## Exercise directions
In the data below, find every line with the string "this" and pull it out.

## The data

START

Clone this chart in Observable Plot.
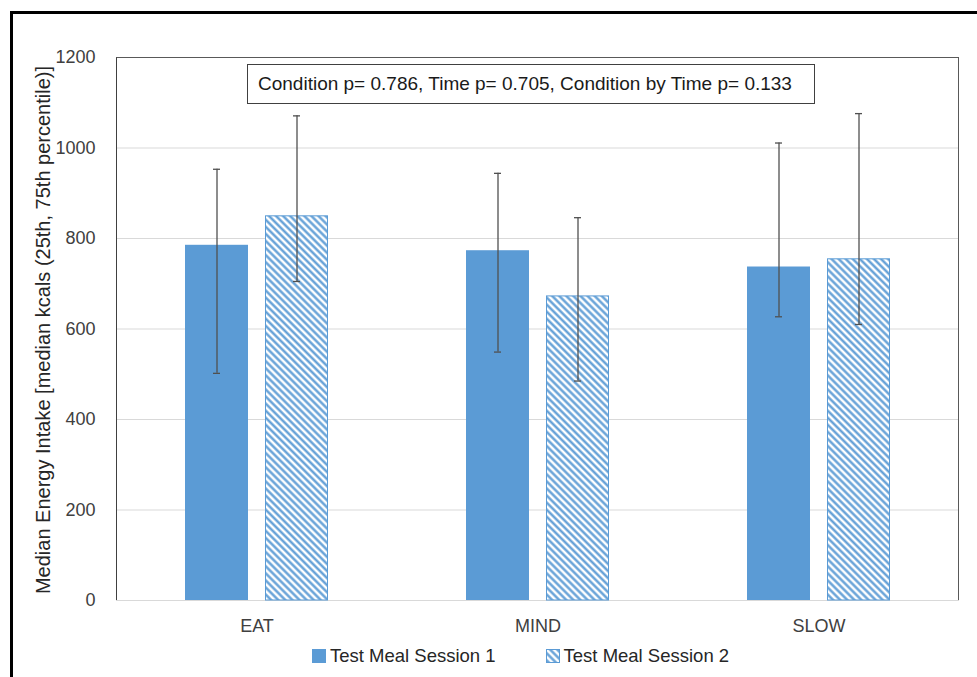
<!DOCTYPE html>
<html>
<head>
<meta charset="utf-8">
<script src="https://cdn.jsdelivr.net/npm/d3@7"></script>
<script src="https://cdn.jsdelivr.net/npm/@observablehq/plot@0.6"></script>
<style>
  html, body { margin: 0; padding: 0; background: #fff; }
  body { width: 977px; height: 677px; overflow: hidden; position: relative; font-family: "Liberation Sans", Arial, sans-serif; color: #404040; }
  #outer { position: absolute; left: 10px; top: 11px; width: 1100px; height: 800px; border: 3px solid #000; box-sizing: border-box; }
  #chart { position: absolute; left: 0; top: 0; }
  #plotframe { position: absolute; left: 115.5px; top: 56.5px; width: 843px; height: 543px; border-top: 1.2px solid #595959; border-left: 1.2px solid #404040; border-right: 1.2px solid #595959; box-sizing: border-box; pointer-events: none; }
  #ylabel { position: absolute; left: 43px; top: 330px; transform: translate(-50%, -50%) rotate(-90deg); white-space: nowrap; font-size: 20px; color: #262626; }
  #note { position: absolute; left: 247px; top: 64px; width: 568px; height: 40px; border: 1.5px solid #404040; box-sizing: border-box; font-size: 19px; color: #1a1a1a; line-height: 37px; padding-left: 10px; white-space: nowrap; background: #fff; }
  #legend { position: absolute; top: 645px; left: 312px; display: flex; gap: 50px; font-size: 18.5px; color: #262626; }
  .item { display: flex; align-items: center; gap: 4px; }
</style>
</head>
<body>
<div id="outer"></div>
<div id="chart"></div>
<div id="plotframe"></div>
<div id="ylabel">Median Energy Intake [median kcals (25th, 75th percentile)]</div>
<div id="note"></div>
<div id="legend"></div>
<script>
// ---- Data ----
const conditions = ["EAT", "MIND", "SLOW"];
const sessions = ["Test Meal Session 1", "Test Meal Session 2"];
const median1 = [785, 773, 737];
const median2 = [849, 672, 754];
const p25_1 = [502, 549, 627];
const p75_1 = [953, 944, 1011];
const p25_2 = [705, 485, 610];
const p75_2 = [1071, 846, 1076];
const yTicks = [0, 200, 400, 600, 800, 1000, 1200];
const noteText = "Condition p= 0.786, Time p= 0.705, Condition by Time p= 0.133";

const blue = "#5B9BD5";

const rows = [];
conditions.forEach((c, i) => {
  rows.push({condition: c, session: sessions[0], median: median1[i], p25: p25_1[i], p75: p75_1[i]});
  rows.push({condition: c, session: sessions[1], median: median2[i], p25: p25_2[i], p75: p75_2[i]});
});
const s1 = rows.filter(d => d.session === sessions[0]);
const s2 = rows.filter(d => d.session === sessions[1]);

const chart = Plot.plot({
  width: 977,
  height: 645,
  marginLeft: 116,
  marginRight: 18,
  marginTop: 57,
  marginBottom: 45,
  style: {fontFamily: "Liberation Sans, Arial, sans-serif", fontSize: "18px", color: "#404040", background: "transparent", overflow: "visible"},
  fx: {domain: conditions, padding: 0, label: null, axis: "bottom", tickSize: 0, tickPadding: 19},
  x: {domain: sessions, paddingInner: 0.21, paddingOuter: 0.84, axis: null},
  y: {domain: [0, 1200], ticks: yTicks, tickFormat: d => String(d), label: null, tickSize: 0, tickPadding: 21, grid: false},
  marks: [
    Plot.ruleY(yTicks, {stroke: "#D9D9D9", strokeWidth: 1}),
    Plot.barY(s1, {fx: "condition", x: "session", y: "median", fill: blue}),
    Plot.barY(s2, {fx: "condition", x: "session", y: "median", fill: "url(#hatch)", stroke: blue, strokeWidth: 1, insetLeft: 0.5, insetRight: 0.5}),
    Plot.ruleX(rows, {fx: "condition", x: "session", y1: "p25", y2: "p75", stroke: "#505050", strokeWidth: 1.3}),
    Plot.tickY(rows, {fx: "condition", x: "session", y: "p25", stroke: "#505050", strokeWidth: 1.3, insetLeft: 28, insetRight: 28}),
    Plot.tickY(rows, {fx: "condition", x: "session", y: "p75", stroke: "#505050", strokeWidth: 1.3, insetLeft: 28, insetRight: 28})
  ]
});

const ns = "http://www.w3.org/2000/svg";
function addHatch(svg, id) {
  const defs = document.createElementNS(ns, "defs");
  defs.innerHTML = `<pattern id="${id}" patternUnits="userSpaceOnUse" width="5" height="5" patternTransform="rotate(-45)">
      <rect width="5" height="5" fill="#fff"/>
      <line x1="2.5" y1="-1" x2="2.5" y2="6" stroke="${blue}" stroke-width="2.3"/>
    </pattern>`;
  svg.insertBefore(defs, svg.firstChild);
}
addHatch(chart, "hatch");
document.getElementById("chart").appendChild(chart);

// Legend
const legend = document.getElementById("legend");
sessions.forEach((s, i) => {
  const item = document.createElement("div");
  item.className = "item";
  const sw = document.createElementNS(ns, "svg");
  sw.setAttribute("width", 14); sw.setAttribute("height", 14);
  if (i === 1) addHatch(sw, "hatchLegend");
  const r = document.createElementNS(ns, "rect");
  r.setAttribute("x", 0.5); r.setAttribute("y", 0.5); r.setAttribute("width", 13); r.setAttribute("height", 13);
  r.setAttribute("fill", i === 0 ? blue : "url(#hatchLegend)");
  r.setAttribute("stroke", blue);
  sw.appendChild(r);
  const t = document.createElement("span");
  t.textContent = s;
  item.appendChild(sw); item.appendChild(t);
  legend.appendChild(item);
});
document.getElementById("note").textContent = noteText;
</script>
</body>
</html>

END
START

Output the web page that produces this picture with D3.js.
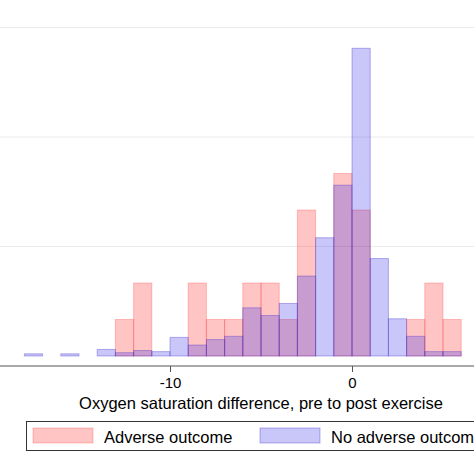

END

## Final result
Clone this chart in Observable Plot.
Output the web page that produces this picture with D3.js.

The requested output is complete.